REPUBLIKA.CO.ID, KUTA - Schapelle Leigh Corby, finally walked free under a parole on Monday morning from her jail in Bali where she had spent two third of her prison term for drug smuggling.
Corby (36 years) from Queensland, Australia, walked out of Kerobokan prison in Denpasar at 08.00 western local time under heavy police guard .
Corby was sent to jail by an Indonesian court in 2005 for 20 years after her arrest in 2004, but she had received sentence cuts reducing her jail term to 15 years.
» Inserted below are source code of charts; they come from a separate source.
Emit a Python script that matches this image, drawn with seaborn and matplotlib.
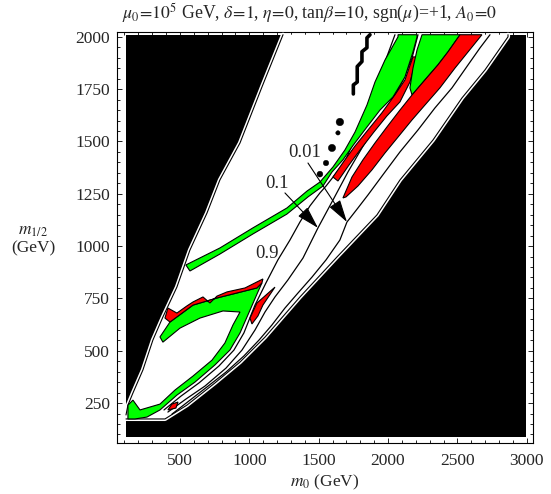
import numpy as np
import pandas as pd
import seaborn as sns
import matplotlib.pyplot as plt
import matplotlib.patheffects as pe
from matplotlib.ticker import MultipleLocator

# scanned area (everything outside the allowed wedge is excluded -> black)
scan_m0 = [110, 2995, 2995, 110]
scan_m12 = [88, 88, 2010, 2010]

# edge of the allowed wedge, upper-left side (top -> bottom)
upper_m0 = [1243, 1091, 933, 788, 695, 572, 478, 377, 305, 233, 161, 125, 111]
upper_m12 = [2010, 1760, 1493, 1316, 1158, 981, 804, 661, 551, 408, 298, 240, 193]

# edge of the allowed wedge, bottom and lower-right side (left -> top)
lower_m0 = [111, 392, 550, 752, 933, 1113, 1365, 1632, 1920, 2086, 2324, 2533, 2699, 2865, 2865]
lower_m12 = [174, 174, 240, 346, 446, 565, 757, 948, 1149, 1316, 1507, 1708, 1842, 2000, 2010]

# green / red regions
hook_green_m0 = [356, 428, 594, 767, 911, 1055, 1091, 1062, 1005, 933, 860, 752, 608, 478, 356, 262,
                 176, 125, 125, 161, 212, 356, 464, 594, 731, 824, 882, 933, 810, 644, 500, 377]
hook_green_m12 = [566, 637, 718, 752, 776, 800, 824, 781, 694, 585, 503, 432, 350, 288, 217, 183,
                  174, 174, 240, 264, 217, 245, 312, 379, 455, 537, 623, 685, 690, 656, 608, 541]
hook_red_m0 = [1091, 1055, 911, 767, 594, 428, 392, 413, 478, 550, 594, 666, 716, 767, 839, 969, 1098]
hook_red_m12 = [824, 800, 776, 752, 718, 637, 656, 704, 680, 714, 733, 757, 728, 761, 781, 800, 843]
spike_red_m0 = [1005, 1055, 1185, 1098, 1062, 1019]
spike_red_m12 = [656, 728, 804, 718, 666, 628]
corner_red_m0 = [413, 442, 486, 471]
corner_red_m12 = [217, 245, 255, 226]

band_green_m0 = [543, 788, 1026, 1271, 1416, 1509, 1603, 1689, 1762, 1848, 1906, 1978, 2072, 2072,
                 2209, 2209, 2180, 2122, 2036, 1942, 1848, 1750, 1675, 1596, 1531, 1423, 1271, 1026, 788, 572]
band_green_m12 = [910, 991, 1087, 1182, 1263, 1306, 1378, 1459, 1545, 1674, 1784, 1889, 2000, 2010,
                  2010, 2000, 1928, 1808, 1713, 1650, 1569, 1483, 1412, 1354, 1287, 1235, 1153, 1058, 962, 881]
sliver_red_m0 = [1603, 1689, 1762, 1863, 1956, 2050, 2122, 2180, 2209, 2158, 2086, 1992, 1898, 1798, 1718, 1639]
sliver_red_m12 = [1330, 1412, 1478, 1561, 1637, 1723, 1794, 1904, 1904, 1784, 1689, 1622, 1545, 1459, 1387, 1311]
top_green_m0 = [2245, 2519, 2432, 2360, 2266, 2173, 2158, 2180, 2209]
top_green_m12 = [2010, 2010, 1928, 1866, 1794, 1722, 1756, 1851, 1937]
wedge_red_m0 = [2519, 2432, 2360, 2266, 2173, 2086, 1992, 1906, 1819, 1740, 1675,
                1697, 1783, 1884, 1978, 2072, 2173, 2266, 2374, 2483, 2577, 2677]
wedge_red_m12 = [2010, 1928, 1866, 1794, 1722, 1650, 1569, 1493, 1412, 1330, 1230,
                 1235, 1287, 1364, 1445, 1521, 1603, 1674, 1756, 1851, 1928, 2010]

# contour lines
c09_m0 = [385, 507, 637, 781, 889, 961, 1041, 1120, 1206, 1293, 1365, 1437, 1509, 1553, 1689, 1762, 1834, 1906, 1978, 2050]
c09_m12 = [217, 283, 346, 427, 503, 585, 718, 824, 934, 1029, 1115, 1192, 1254, 1287, 1402, 1519, 1626, 1770, 1880, 2010]
c01_m0 = [413, 543, 680, 832, 947, 1041, 1113, 1185, 1278, 1387, 1495, 1603, 1711, 1812, 1913, 2014, 2108, 2173, 2216]
c01_m12 = [207, 269, 331, 417, 503, 599, 685, 757, 838, 943, 1087, 1220, 1354, 1469, 1579, 1674, 1794, 1899, 2010]
c001_m0 = [442, 565, 695, 832, 961, 1070, 1163, 1257, 1351, 1452, 1553, 1653, 1704, 1783, 1855, 1978,
           2086, 2216, 2338, 2461, 2577, 2663, 2735]
c001_m12 = [197, 260, 327, 398, 475, 551, 623, 704, 776, 852, 934, 1029, 1115, 1182, 1244, 1354,
            1450, 1555, 1660, 1756, 1866, 1947, 2010]

# small excluded islands inside the wedge
step_m0 = [1870, 1848, 1848, 1812, 1812, 1778, 1778, 1750, 1750]
step_m12 = [2010, 1995, 1948, 1929, 1882, 1858, 1784, 1770, 1727]
dots_m0 = [1653, 1639, 1596, 1553, 1509]
dots_m12 = [1593, 1541, 1469, 1397, 1344]
dots_size = [30, 10, 28, 16, 18]

# contour labels: text position, arrow start, arrow tip
labels = ['0.9', '0.1', '0.01']
label_m0 = [1127, 1199, 1401]
label_m12 = [967, 1301, 1445]
arrow_from = [None, (1257, 1254), (1423, 1397)]
arrow_to = [None, (1495, 1087), (1704, 1115)]

sns.set_theme(style='ticks')
plt.rcParams['font.family'] = ['Liberation Serif', 'DejaVu Serif']
plt.rcParams['mathtext.fontset'] = 'stix'

fig = plt.figure(figsize=(5.51, 4.94), dpi=100)
ax = fig.add_axes([0.2123, 0.1032, 0.755, 0.832])

ax.fill(scan_m0, scan_m12, color='black', lw=0, zorder=1)
ax.fill(upper_m0 + lower_m0, upper_m12 + lower_m12, color='white', lw=0, zorder=2)
halo = [pe.withStroke(linewidth=3, foreground='white')]
ax.plot(upper_m0, upper_m12, color='black', lw=0.8, zorder=3, path_effects=halo)
ax.plot(lower_m0, lower_m12, color='black', lw=0.8, zorder=3, path_effects=halo)

for xs, ys in [(c09_m0, c09_m12), (c01_m0, c01_m12), (c001_m0, c001_m12)]:
    sns.lineplot(x=xs, y=ys, sort=False, estimator=None, color='black', lw=0.9, ax=ax, zorder=4)

green = '#00ff00'
red = '#ff0000'
for xs, ys, c in [(hook_green_m0, hook_green_m12, green), (hook_red_m0, hook_red_m12, red),
                  (spike_red_m0, spike_red_m12, red), (corner_red_m0, corner_red_m12, red),
                  (band_green_m0, band_green_m12, green), (sliver_red_m0, sliver_red_m12, red),
                  (top_green_m0, top_green_m12, green), (wedge_red_m0, wedge_red_m12, red)]:
    ax.fill(xs, ys, facecolor=c, edgecolor='black', lw=0.8, zorder=5)

ax.plot(step_m0, step_m12, color='black', lw=2.6, zorder=6)
sns.scatterplot(x=dots_m0, y=dots_m12, size=dots_size, sizes=(10, 30), color='black',
                edgecolor='black', legend=False, ax=ax, zorder=6)

for txt, x, y, a0, a1 in zip(labels, label_m0, label_m12, arrow_from, arrow_to):
    ax.text(x, y, txt, fontsize=13.5, ha='center', va='center', zorder=8)
    if a0 is not None:
        ax.annotate('', xy=a1, xytext=a0, zorder=8,
                    arrowprops=dict(arrowstyle='-|>,head_length=0.7,head_width=0.2',
                                    color='black', lw=0.8, mutation_scale=20, shrinkA=0, shrinkB=0))

ax.set_xlim(46, 3045)
ax.set_ylim(59, 2023)
ax.xaxis.set_major_locator(MultipleLocator(500))
ax.xaxis.set_minor_locator(MultipleLocator(100))
ax.yaxis.set_major_locator(MultipleLocator(250))
ax.yaxis.set_minor_locator(MultipleLocator(50))
ax.tick_params(which='both', direction='in', top=True, right=True, width=0.6, color='black')
ax.tick_params(which='major', length=3.5, labelsize=12.5)
ax.tick_params(axis='x', which='major', pad=7)
ax.tick_params(axis='y', which='major', pad=5)
ax.tick_params(which='minor', length=2)
ax.set_xticks([500, 1000, 1500, 2000, 2500, 3000])
for s in ax.spines.values():
    s.set_linewidth(0.8)
    s.set_color('black')
ax.set_xlabel('')
ax.set_ylabel('')

fig.text(310 / 551, 1 - 13 / 494,
         r'$\mu_0\!=\!10^5$ GeV, $\delta\!=\!1$, $\eta\!=\!0$, tan$\beta\!=\!10$, sgn($\mu$)=+1, $A_0\!=\!0$',
         ha='center', va='center', fontsize=12.8)
fig.text(325 / 551, 1 - 482 / 494, r'$m_0$ (GeV)', ha='center', va='center', fontsize=12.5)
fig.text(33 / 551, 1 - 240 / 494, '$m_{1/2}$\n(GeV)', ha='center', va='center', fontsize=12.5,
         linespacing=1.1)

fig.savefig('out.png', dpi=100)
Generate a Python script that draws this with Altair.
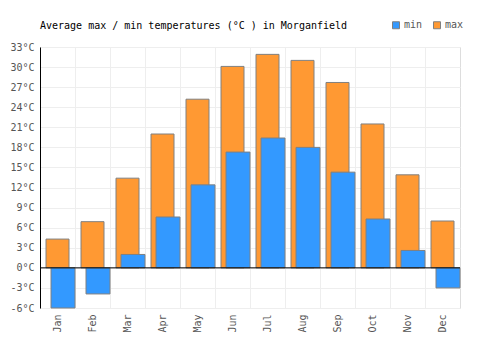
import altair as alt
import pandas as pd

months = ["Jan", "Feb", "Mar", "Apr", "May", "Jun", "Jul", "Aug", "Sep", "Oct", "Nov", "Dec"]
min_vals = [-6.0, -3.9, 2.0, 7.6, 12.4, 17.3, 19.4, 18.0, 14.3, 7.3, 2.6, -3.0]
max_vals = [4.3, 6.9, 13.4, 20.0, 25.2, 30.1, 31.9, 31.0, 27.7, 21.5, 13.9, 7.0]
y_ticks = list(range(-6, 34, 3))

df = pd.DataFrame(
    [{"month": m, "series": "min", "value": v} for m, v in zip(months, min_vals)]
    + [{"month": m, "series": "max", "value": v} for m, v in zip(months, max_vals)]
)

FONT = "DejaVu Sans Mono"

color = alt.Color(
    "series:N",
    scale=alt.Scale(domain=["min", "max"], range=["#3399ff", "#ff9933"]),
    legend=alt.Legend(
        title=None, orient="none", legendX=351, legendY=-27, direction="horizontal",
        symbolType="square", symbolSize=49, symbolStrokeColor="#808080", symbolStrokeWidth=1,
        labelFont=FONT, labelFontSize=10, labelColor="#555555", columnPadding=8,
        labelOffset=3,
    ),
)

x = alt.X(
    "month:N", sort=months, title=None,
    scale=alt.Scale(paddingInner=0, paddingOuter=0),
    axis=alt.Axis(
        labelAngle=270, labelAlign="right", labelBaseline="middle", labelPadding=6,
        labelFont=FONT, labelFontSize=10, labelColor="#555555",
        ticks=False, domain=False, grid=True, gridColor="#eeeeee", bandPosition=0,
    ),
)
yscale = alt.Scale(domain=[-6, 33], nice=False, zero=False)
yaxis = alt.Axis(
    values=y_ticks, labelExpr="datum.value + '°C'", labelFont=FONT, labelFontSize=10,
    labelColor="#555555", ticks=False, labelPadding=6, domain=True, domainColor="#000000",
    grid=True, gridColor="#eeeeee", labelFlush=False, labelOverlap=False,
)
y = alt.Y("value:Q", title=None, scale=yscale, axis=yaxis)

base = alt.Chart(df)
max_bars = base.transform_filter(alt.datum.series == "max").mark_bar(
    size=23, stroke="#808080", strokeWidth=1
).encode(x=x, y=y, color=color)
min_bars = base.transform_filter(alt.datum.series == "min").mark_bar(
    size=24, xOffset=5.5, stroke="#808080", strokeWidth=1
).encode(x=x, y=y, color=color)
zero = alt.Chart(pd.DataFrame({"v": [0]})).mark_rule(color="#000000", strokeWidth=1).encode(
    y=alt.Y("v:Q", title=None, scale=yscale, axis=yaxis)
)

chart = alt.layer(max_bars, min_bars, zero).properties(
    width=420, height=261,
    padding={"left": 40, "top": 47, "right": 40, "bottom": 42},
    autosize=alt.AutoSizeParams(type="none"),
    title=alt.TitleParams(
        "Average max / min temperatures (°C ) in Morganfield",
        anchor="start", font=FONT, fontSize=10, fontWeight="normal", color="#000000",
        offset=-11, frame="group",
    ),
).configure_view(stroke="#eeeeee").configure(background="#ffffff").configure_axisY(
    labelOverlap=False
)

chart.save("out.html", embed_options={"renderer": "svg", "actions": False})
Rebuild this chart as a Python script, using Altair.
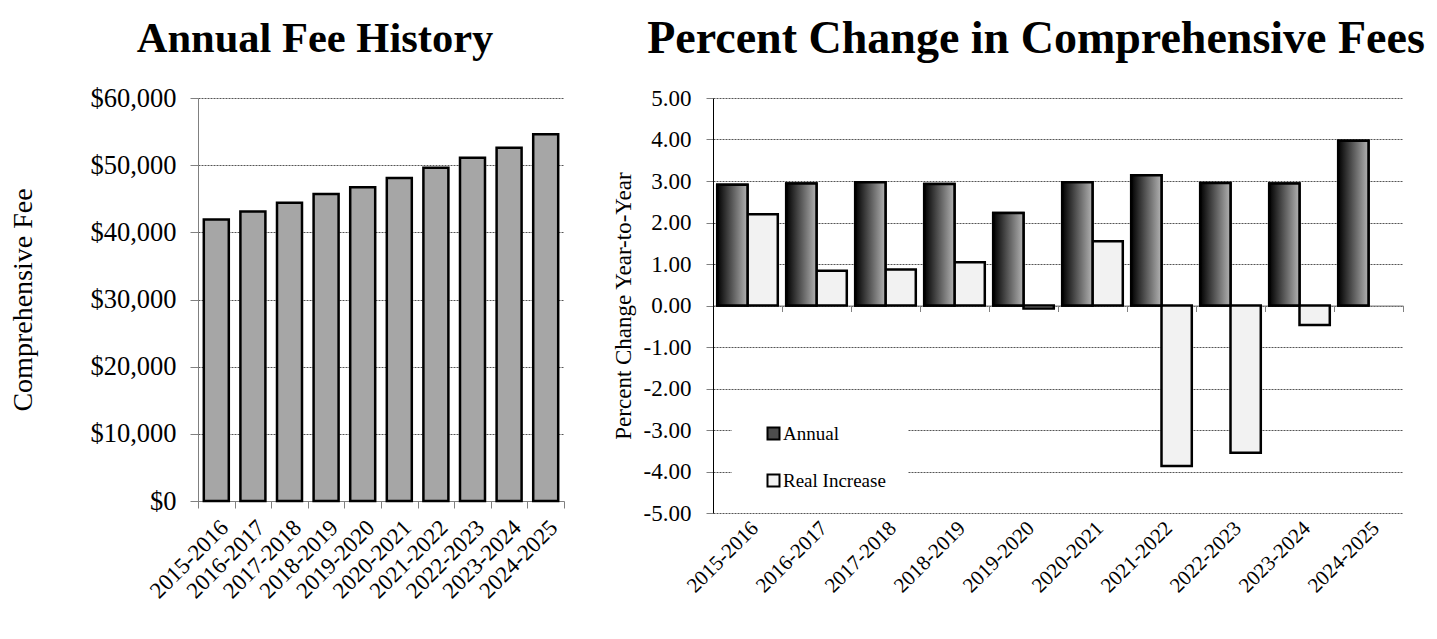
import altair as alt
import pandas as pd

# ---------------- data ----------------
years = ["2015-2016", "2016-2017", "2017-2018", "2018-2019", "2019-2020",
         "2020-2021", "2021-2022", "2022-2023", "2023-2024", "2024-2025"]
fees = [41900, 43100, 44400, 45700, 46700, 48100, 49600, 51100, 52600, 54600]
annual_pct = [2.91, 2.94, 2.97, 2.93, 2.23, 2.97, 3.14, 2.95, 2.94, 3.97]
real_pct = [2.20, 0.84, 0.87, 1.04, -0.07, 1.55, -3.87, -3.55, -0.47, None]
series_names = ["Annual", "Real Increase"]
fee_ticks = [0, 10000, 20000, 30000, 40000, 50000, 60000]
pct_ticks = [-5, -4, -3, -2, -1, 0, 1, 2, 3, 4, 5]

FONT = "Liberation Serif"

fee_df = pd.DataFrame({"year": years, "fee": fees})
rows = []
for yr, a, r in zip(years, annual_pct, real_pct):
    rows.append({"year": yr, "series": "Annual", "value": a})
    if r is not None:
        rows.append({"year": yr, "series": "Real Increase", "value": r})
pct_df = pd.DataFrame(rows)

# ---------------- left chart ----------------
left_y_axis = alt.Axis(
    values=fee_ticks, format="$,.0f", title="Comprehensive Fee",
    labelFont=FONT, labelFontSize=26.5, labelColor="black", labelPadding=14,
    tickSize=8, tickColor="#808080", domainColor="#808080",
    grid=True, gridColor="#555555", gridDash=[2, 1],
    titleFont=FONT, titleFontSize=28, titleFontWeight="normal",
    titleColor="black", titlePadding=52,
)
left_x_axis = alt.Axis(
    title=None, labelAngle=-45, labelFont=FONT, labelFontSize=23,
    labelColor="black", labelPadding=8, labelOverlap=False,
    tickBand="extent", tickSize=7, tickColor="#808080",
    domainColor="#808080", grid=False,
)

left = alt.Chart(fee_df).mark_bar(
    fill="#a6a6a6", stroke="black", strokeWidth=2.5,
    width=alt.RelativeBandSize(0.683),
).encode(
    x=alt.X("year:N", sort=years, scale=alt.Scale(paddingInner=0, paddingOuter=0), axis=left_x_axis),
    y=alt.Y("fee:Q", scale=alt.Scale(domain=[0, 60000], nice=False), axis=left_y_axis),
).properties(
    width=366, height=403,
    title=alt.TitleParams("Annual Fee History", font=FONT, fontSize=42.5,
                          fontWeight="bold", color="black", anchor="middle",
                          dx=-66, offset=24.5),
)

# ---------------- right chart ----------------
gradient = alt.LinearGradient(
    gradient="linear",
    stops=[alt.GradientStop(offset=0, color="#000000"),
           alt.GradientStop(offset=1, color="#b3b3b3")],
    x1=0, x2=1, y1=0, y2=0,
)

right_y_axis = alt.Axis(
    values=pct_ticks,
    labelExpr="(datum.value < 0 ? '-' : '') + format(abs(datum.value), '.2f')",
    title="Percent Change Year-to-Year",
    labelFont=FONT, labelFontSize=23, labelColor="black", labelPadding=15,
    tickSize=7, tickColor="#808080", domainColor="black",
    grid=True, gridColor="#555555", gridDash=[2, 1],
    titleFont=FONT, titleFontSize=23, titleFontWeight="normal",
    titleColor="black", titlePadding=8,
)
label_axis = alt.Axis(
    orient="bottom", title=None, domain=False, ticks=False, grid=False,
    labelAngle=-45, labelFont=FONT, labelFontSize=21, labelColor="black",
    labelPadding=4, labelOverlap=False,
)
zero_axis = alt.Axis(
    orient="bottom", offset=-207.5, labels=False, title=None, grid=False,
    domain=True, domainColor="#808080", ticks=True, tickBand="extent",
    tickSize=6, tickColor="#808080",
)

x_scale = alt.Scale(paddingInner=0, paddingOuter=0)
off_scale = alt.Scale(domain=series_names, paddingInner=0, paddingOuter=0.139)
y_scale = alt.Scale(domain=[-5, 5], nice=False)

base = alt.Chart(pct_df)
bars_all = base.mark_bar(stroke="black", strokeWidth=2.5).encode(
    x=alt.X("year:N", sort=years, scale=x_scale, axis=label_axis),
    xOffset=alt.XOffset("series:N", sort=series_names, scale=off_scale),
    y=alt.Y("value:Q", scale=y_scale, axis=right_y_axis),
    fill=alt.Fill(
        "series:N",
        scale=alt.Scale(domain=series_names, range=["#4d4d4d", "#f2f2f2"]),
        legend=alt.Legend(
            title=None, orient="none", legendX=19, legendY=304,
            fillColor="white", padding=22, symbolType="square",
            symbolSize=144, symbolStrokeColor="black", symbolStrokeWidth=2,
            symbolOffset=10, labelFont=FONT, labelFontSize=19,
            labelColor="black", rowPadding=26, labelOffset=0,
            labelExpr="datum.label + '\u00a0\u00a0\u00a0\u00a0\u00a0\u00a0\u00a0\u00a0\u00a0\u00a0'",
        ),
    ),
)
bars_annual = base.transform_filter(alt.datum.series == "Annual").mark_bar(
    fill=gradient, stroke="black", strokeWidth=2.5,
).encode(
    x=alt.X("year:N", sort=years, scale=x_scale, axis=zero_axis),
    xOffset=alt.XOffset("series:N", sort=series_names, scale=off_scale),
    y=alt.Y("value:Q", scale=y_scale, axis=right_y_axis),
)

right = alt.layer(bars_all, bars_annual).resolve_axis(x="independent").properties(
    width=690, height=415,
    title=alt.TitleParams("Percent Change in Comprehensive Fees", font=FONT,
                          fontSize=46, fontWeight="bold", color="black",
                          anchor="middle", dx=-22, offset=24),
)

chart = alt.hconcat(left, right, spacing=47).resolve_scale(
    fill="independent"
).resolve_legend(fill="independent").properties(
    padding={"left": 1, "top": 8, "right": 2, "bottom": 2},
    background="white",
).configure_view(stroke=None)

chart.save("out.html", embed_options={"renderer": "svg", "actions": False})
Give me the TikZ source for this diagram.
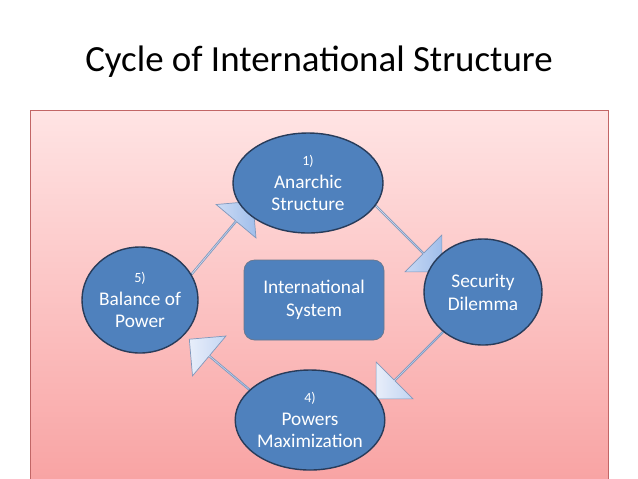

The parole release of Corby had been widely criticized with the government accused of bowing to pressure from Australia. The government defended its decision saying the release was not because of any pressure or a generosity of the government, but "it is because of Corby's right."
Corby is one of 1,291 inmates whose parole had been processed, Law and Human Rights Minister Amir Syamsuddin said last weekend.
"I do not want to speak specifically abour Schapelle. What I want to say is that this conditional parole is not a policy, not a generosity of the government . It is a law that is regulated and enacted by the government," Syamsuddin said.
Drug trafficking is categorized as extraordinary crime in Indonesia like terrorism and corruption. On Sunday the National Movement Against Narcotics (Granat) strongly protested the parole regardless of the right. Crimes committed by Corby or other drug convicts were a threat to the safety of the nation, the movement chairman senior lawyer Henry Yosodiningrat said.